Sheriff has huge DNA backlog too
The Los Angeles County Sheriff’s Department, under pressure from county supervisors and watchdog groups to account for its handling of DNA evidence from sexual assault cases, acknowledged Wednesday it did not know whether genetic evidence from more than 5,600 rape cases had been examined.
In response to an inquiry by the Board of Supervisors last month, Sheriff’s Department officials tallied 5,635 sexual assault evidence kits -- semen and other DNA samples collected by authorities from victims -- sitting in freezer storage facilities, Cmdr. Earl Shields said. The department must now manually compare that inventory with records from its crime laboratory to determine which kits remain unexamined, Shields told the board Wednesday.
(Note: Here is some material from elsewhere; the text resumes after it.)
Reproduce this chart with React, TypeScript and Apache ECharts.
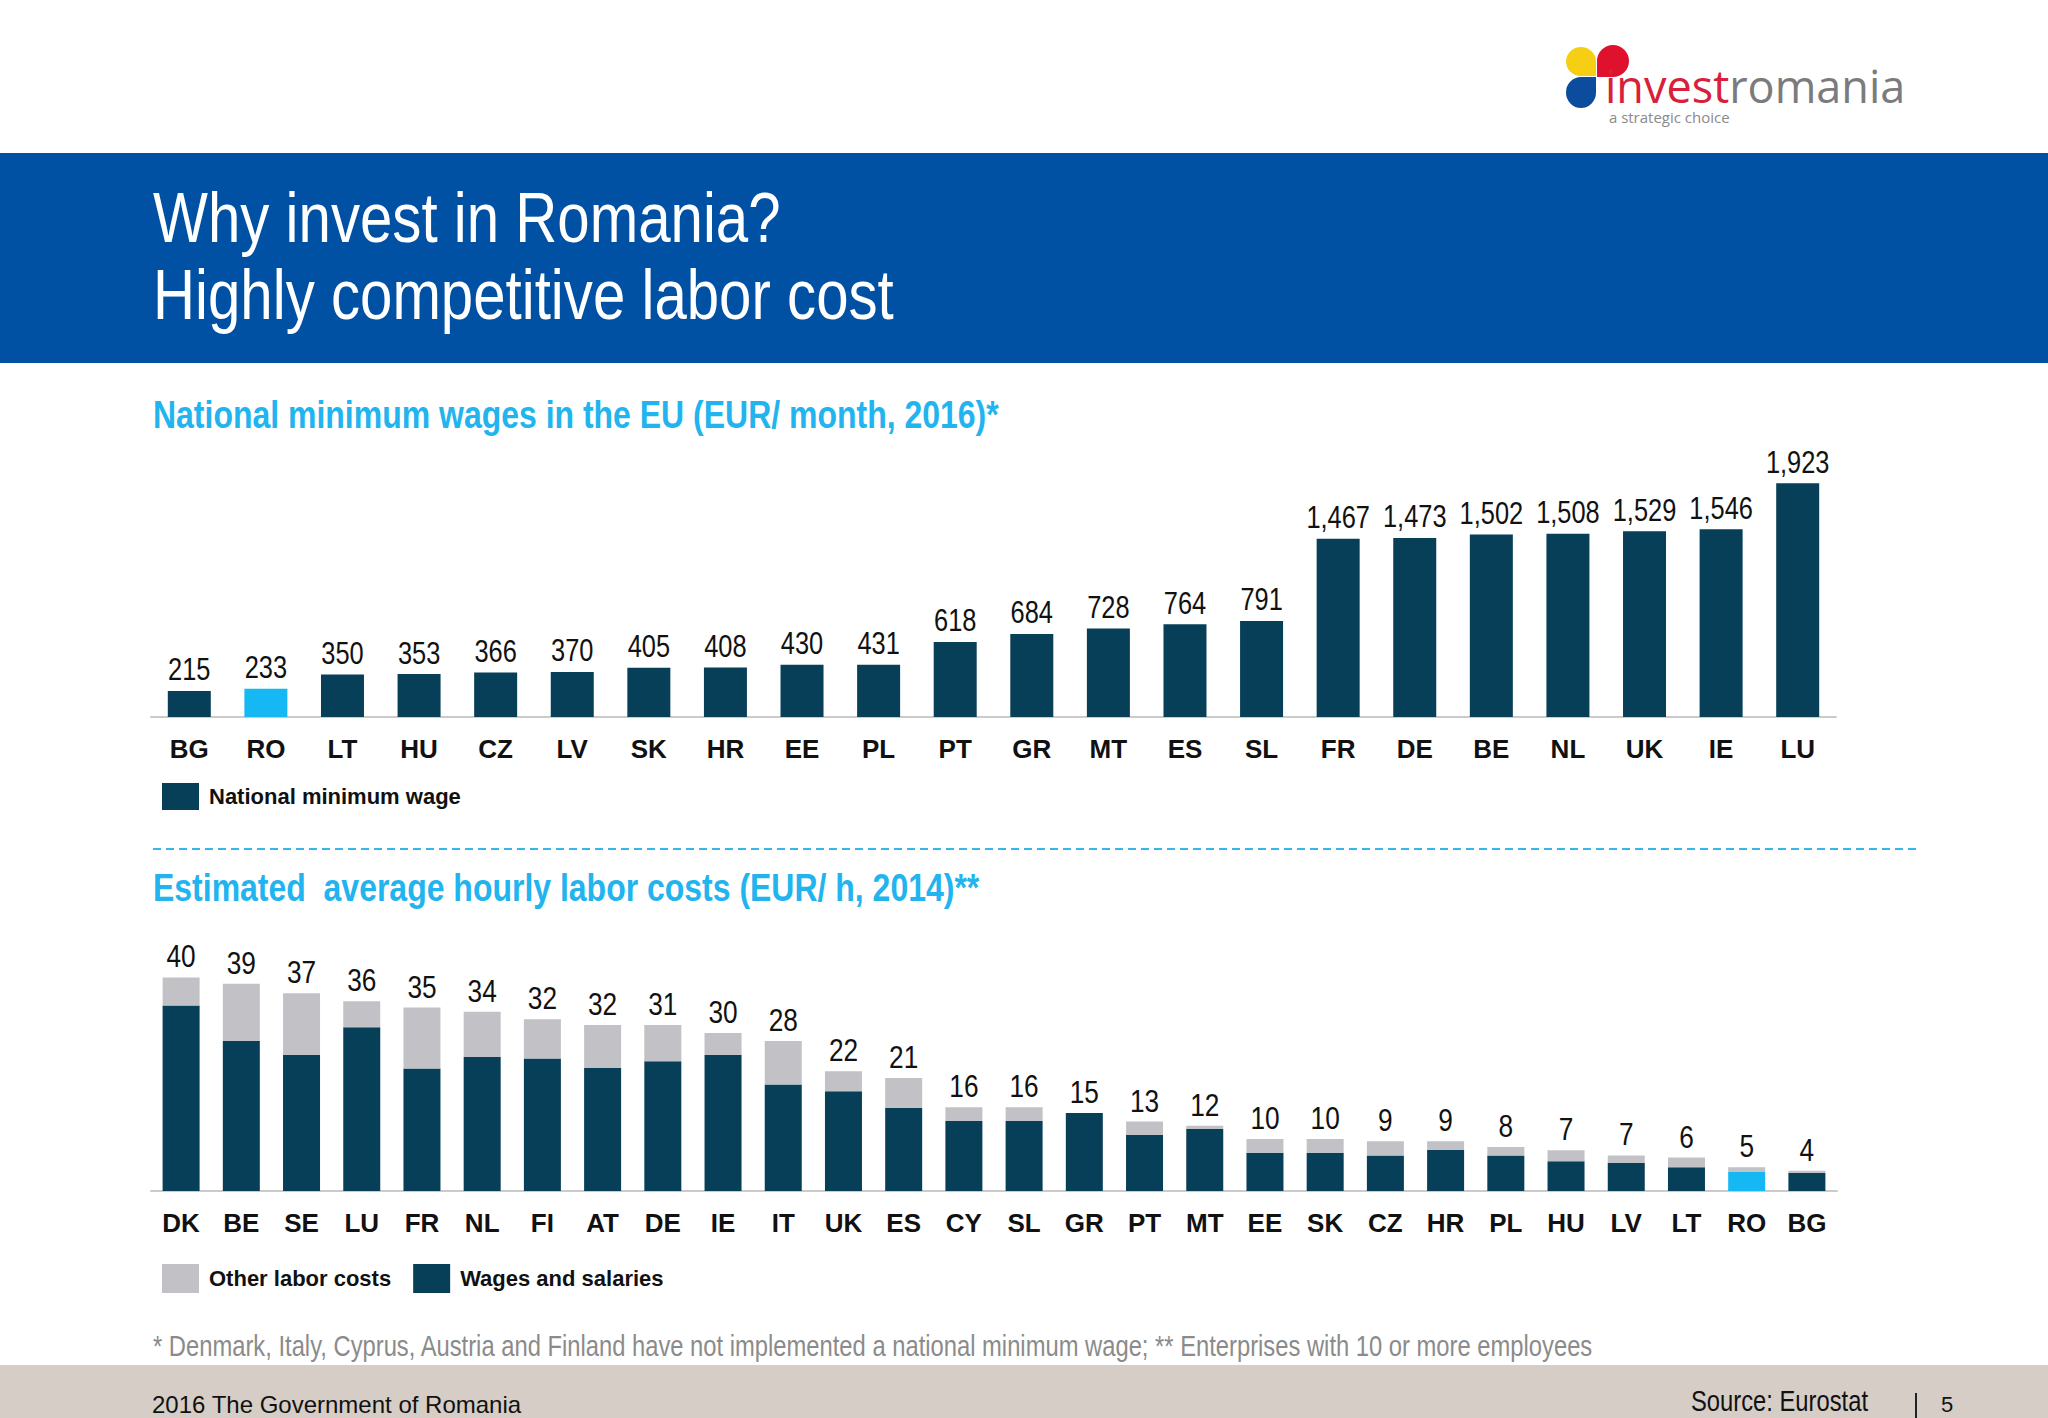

“The bad news is we have 5,635 kits in a warehouse,” Supervisor Zev Yaroslavsky said. “The good news is we now know what has to be done.”
The true size of the county’s DNA backlog is probably significantly larger, said Sarah Tofte, a researcher with Human Rights Watch who has been pressing local law enforcement agencies around the country to address backlogs. The total announced Wednesday does not take into account the unknown number of sex crime kits that are in the hands of the more than 40 small police agencies in the Los Angeles area that rely on the sheriff’s crime lab for analysis, she said.
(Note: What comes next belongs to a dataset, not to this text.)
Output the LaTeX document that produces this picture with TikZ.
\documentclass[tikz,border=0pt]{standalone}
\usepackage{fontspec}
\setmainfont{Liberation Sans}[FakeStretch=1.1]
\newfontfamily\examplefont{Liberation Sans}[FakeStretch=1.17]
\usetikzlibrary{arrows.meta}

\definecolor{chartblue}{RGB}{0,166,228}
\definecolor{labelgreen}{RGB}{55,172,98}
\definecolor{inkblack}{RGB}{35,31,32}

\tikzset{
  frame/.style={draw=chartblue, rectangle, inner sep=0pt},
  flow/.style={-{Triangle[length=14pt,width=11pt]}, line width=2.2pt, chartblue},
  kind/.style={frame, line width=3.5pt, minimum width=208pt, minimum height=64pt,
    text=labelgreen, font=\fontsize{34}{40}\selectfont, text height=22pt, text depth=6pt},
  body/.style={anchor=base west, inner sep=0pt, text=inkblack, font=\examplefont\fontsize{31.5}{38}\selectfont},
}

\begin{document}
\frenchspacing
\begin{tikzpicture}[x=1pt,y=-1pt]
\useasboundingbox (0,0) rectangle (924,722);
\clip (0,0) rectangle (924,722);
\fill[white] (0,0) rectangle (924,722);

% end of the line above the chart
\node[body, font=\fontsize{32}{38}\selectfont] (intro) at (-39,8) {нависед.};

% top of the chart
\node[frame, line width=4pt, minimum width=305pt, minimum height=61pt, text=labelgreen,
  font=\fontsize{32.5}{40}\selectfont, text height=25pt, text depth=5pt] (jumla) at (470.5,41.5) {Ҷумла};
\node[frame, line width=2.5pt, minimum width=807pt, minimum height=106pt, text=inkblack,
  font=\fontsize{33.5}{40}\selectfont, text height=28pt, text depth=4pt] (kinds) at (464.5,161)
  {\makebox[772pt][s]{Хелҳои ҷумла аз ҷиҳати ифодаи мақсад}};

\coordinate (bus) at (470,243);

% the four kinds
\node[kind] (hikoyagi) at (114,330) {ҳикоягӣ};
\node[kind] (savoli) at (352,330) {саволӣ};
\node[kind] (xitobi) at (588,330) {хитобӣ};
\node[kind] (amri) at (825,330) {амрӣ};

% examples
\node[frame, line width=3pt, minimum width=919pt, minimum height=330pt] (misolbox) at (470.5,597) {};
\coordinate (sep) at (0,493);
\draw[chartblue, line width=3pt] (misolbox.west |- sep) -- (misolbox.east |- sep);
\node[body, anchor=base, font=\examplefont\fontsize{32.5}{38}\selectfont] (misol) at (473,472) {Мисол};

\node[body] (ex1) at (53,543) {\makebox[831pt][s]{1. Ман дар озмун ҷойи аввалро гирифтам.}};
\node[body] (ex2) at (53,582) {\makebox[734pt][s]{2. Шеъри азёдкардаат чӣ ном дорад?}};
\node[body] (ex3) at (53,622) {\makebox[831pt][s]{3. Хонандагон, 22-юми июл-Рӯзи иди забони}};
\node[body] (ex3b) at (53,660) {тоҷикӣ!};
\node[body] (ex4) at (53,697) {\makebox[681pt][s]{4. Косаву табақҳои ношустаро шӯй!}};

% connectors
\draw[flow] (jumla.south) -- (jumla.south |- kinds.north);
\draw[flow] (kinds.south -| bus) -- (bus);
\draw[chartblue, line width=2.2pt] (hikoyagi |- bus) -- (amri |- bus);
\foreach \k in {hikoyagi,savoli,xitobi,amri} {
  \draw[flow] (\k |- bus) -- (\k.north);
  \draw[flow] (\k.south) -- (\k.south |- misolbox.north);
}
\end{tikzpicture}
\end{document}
Under a new policy ordered by Sheriff Lee Baca, all sexual assault kits gathered in the future will be tested -- a departure from a long-running practice in which the sheriff’s crime lab analyzed evidence only after detectives handling a case requested it. Shields also said the department would analyze evidence from all kits currently in storage that are found to be untested, although he warned that such an effort would require additional funds to hire more analysts as well as outsourcing testing to private labs.
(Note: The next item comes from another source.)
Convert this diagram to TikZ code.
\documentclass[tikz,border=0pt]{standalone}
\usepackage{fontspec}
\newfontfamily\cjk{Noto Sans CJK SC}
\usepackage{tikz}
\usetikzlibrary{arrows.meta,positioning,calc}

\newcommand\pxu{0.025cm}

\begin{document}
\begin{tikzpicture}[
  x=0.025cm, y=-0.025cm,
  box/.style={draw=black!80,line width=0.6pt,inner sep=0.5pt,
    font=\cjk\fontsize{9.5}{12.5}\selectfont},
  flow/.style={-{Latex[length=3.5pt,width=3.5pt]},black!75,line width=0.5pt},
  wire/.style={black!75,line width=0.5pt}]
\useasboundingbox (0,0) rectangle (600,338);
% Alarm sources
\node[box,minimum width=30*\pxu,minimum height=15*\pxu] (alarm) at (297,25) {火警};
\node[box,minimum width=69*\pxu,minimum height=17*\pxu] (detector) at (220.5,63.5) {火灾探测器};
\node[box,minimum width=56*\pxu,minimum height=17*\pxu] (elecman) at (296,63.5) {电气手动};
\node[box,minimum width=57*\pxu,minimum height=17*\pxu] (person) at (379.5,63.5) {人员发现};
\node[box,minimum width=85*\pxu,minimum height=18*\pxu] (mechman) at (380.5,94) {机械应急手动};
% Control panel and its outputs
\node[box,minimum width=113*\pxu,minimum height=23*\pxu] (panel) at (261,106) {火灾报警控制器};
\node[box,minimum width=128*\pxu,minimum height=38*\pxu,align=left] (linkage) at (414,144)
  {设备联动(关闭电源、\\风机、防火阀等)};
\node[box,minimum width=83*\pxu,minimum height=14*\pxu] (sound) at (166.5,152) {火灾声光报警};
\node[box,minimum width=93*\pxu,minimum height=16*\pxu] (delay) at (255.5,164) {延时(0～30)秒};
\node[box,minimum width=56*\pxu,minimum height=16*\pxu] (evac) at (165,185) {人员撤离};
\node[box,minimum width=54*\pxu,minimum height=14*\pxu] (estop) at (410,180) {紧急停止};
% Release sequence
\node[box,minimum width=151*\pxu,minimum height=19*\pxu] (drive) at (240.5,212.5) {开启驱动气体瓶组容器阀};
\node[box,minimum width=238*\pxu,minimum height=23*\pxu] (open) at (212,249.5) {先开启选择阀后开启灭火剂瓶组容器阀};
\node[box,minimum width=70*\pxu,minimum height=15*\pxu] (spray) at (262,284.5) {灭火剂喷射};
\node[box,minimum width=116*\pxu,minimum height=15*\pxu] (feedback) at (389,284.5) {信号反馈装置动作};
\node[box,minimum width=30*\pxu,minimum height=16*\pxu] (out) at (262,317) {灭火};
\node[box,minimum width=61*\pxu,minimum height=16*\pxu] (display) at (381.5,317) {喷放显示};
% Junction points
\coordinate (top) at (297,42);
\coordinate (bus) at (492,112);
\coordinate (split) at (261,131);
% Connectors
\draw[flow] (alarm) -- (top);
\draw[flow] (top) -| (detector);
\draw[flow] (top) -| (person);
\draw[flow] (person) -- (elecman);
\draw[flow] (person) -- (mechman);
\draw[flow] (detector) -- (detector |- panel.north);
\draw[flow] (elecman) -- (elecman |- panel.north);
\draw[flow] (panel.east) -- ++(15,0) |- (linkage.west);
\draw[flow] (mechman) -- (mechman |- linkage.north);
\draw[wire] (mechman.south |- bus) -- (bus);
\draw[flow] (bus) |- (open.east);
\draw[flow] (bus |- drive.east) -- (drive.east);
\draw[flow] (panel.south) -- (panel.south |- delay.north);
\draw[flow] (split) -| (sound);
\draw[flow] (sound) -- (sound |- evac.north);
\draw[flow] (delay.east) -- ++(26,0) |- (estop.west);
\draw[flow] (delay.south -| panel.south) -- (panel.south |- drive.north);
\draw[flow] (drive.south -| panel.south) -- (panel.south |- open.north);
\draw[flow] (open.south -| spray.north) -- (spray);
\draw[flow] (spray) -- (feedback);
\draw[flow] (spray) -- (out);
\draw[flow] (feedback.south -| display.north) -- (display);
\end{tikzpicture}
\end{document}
Unexamined kits hold potentially crucial information. Through a complex scientific process, DNA analysts can extract a person’s genetic code from the collected samples and compare it to those of known felons that are kept in federal and state databases. When the DNA sample collected at a crime scene or from a victim’s body matches a DNA profile of someone in the database, it offers prosecutors nearly irrefutable proof of their guilt. The evidence can also be used to confirm that someone has not falsely confessed to a crime or link someone to other unsolved cases.
The scrutiny of the Sheriff’s Department comes on the heels of a similar look into the DNA backlog at the Los Angeles Police Department, where DNA evidence from roughly 7,000 rapes and other violent crimes remained untested. A recent audit of the backlog by City Controller Laura Chick found that 200 potential sexual assault cases had not been prosecuted because LAPD officials failed to meet legal deadlines to test DNA evidence.
In response to the mounting criticism, city politicians and LAPD Chief William J. Bratton last month approved a plan to pay private labs for more testing and to hire additional staff for the LAPD’s crime lab. Several million dollars more would be needed in coming years to meet the LAPD’s goal of eliminating its backlog by 2013, officials said.
Sheriff’s officials in recent months have tried to downplay the size and seriousness of their backlog and resisted comparisons to the LAPD, where the crime lab has fallen behind on requests from detectives to test DNA evidence from about 500 rapes, homicides and other violent crimes.
The Sheriff’s Department has only “10 to 20” such cases, Shields said.
Department officials have said they suspect that nearly all the untested evidence kits are from cases in which the detectives have not felt the need to ask for DNA analysis.
“We still believe we will find that untested rape kits are untested because they are of no probative value,” said sheriff’s spokesman Steve Whitmore. “But we want to make sure what we believe to be right is right.”
Shields conceded to supervisors, however, that the Sheriff’s Department would not know for certain the status of each rape investigation until it completed its case-by-case review. In cases where there is untested evidence, department officials plan to contact the investigators to find out which have been solved already without the help of DNA and which remain open. As the department attempts to clear the backlog, genetic evidence from cases at risk of expiring because of state laws or from cases still under investigation would be among those tested first, officials said.
Tofte and other advocates for rape victims praised Baca for the changes to his department’s DNA policy, but urged the sheriff to hire more investigators to avoid being inundated with new leads in cases as the DNA backlog is cleared.
“Every day we see new victims come in, and we wonder whether that person had to be raped because evidence of their attacker is sitting there in storage,” said Gail Abarbanel, founder of the Rape Treatment Center at the Santa Monica-UCLA Medical Center.